Just read the latest (okay, not the latest, just the latest paperback) Repairman Jack novel by F. Paul Wilson. Bloodlines is a great read. If you like supernatural-type mystery thrillers, you’ll love this as well as the series.
I first started reading F. Paul Wilson back in high school, I think. His SF novel Healer and his future history of the Lanague Federation made me seriously consider libertarian philosophy. One that I haven’t strayed far from since.
Wilson’s Lanague Federation was a galactic government that really didn’t govern. A mutual defense league under which the only hard and fast rule was: don’t keep the people who have the misfortune to be born on your planet there. You don’t have to let anyone else in, but you can’t prevent people from voting with their feet.
His Repairman Jack novels are cut from the same cloth, if made into a completely different suit. Definitely not SF, but mystery/thrillers with a definite supernatural flavor. Heck, almost a religious flavor in some ways. Real good versus evil, but with a libertarian twist.
Jack is a character who lives off the official radar in New York City. No real ID, no drivers license, no car insurance. No social security number, so no credit cards – at least none that can be traced to Jack. He uses a prepaid cell phone that can’t be tracked to him, drives a car that carries real, but duplicate plates. How does he do this? Cash. Works for just cash.

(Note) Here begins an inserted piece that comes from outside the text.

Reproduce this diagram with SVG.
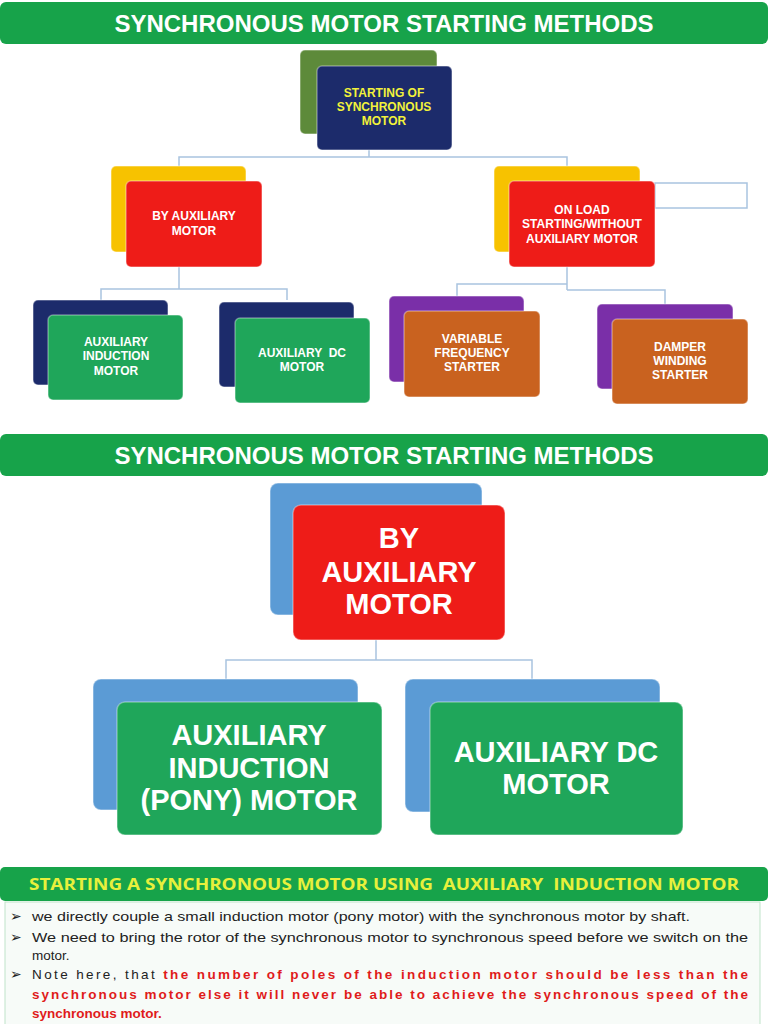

What does he work at, you ask? “Fix-its” When someone needs help, not necessarily legal help, and help that a private detective can’t usually provide, Jack’s your man. You pick up the tab, he’ll find a way to take care of your problem, usually in a long-term, if not permanent fashion.
The RJ series is supposed to, over volumes, track the end of civilization as we know it. With Bloodlines, Wilson is in the year before whatever is supposed to happen. Don’t know exactly what’s going to yet, but I can’t wait to find out.